Ales Bialiatski was freed on Saturday nearly three years into his sentence, 20 months ahead of schedule.
The 51-year-old leader of the Vyasna rights group was nominated for the Nobel Peace Prize in 2012 and received an array of international awards while behind bars.
His group has provided legal assistance to thousands of Belarusians arrested or imprisoned for challenging President Alexander Lukashenko’s undemocratic policies.
He was convicted of tax evasion and sentenced to four years in prison in November 2011. Western governments criticised the trial as politically vindictive.
Supporters on Saturday greeted Bialiatski at a train station in the capital, Minsk, after travelling from prison in the city of Bobruisk.
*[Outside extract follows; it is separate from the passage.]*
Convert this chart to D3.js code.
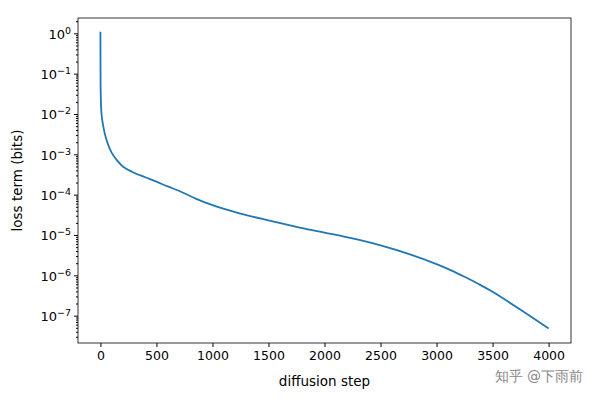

“The international support and the support back home, this is what brought about my release,” Bialiatski told reporters.
“I will continue to do what I’ve been doing.”
Bialiatski said he was treated “badly and brutally” in prison, including regular periods of solitary confinement.
Rights advocates say six people remain in jail in Belarus for political activism, including former presidential candidate Nikolai Statkevich.
Lukashenko and his associates were slapped with international sanctions in reply to their crackdown on opposition figures.
Analysts say Beliatski’s release could reflect Lukashenko’s wish to mend ties with the West at a time when Belarus is at odds with its longtime partner, Russia, over the conflict in Ukraine.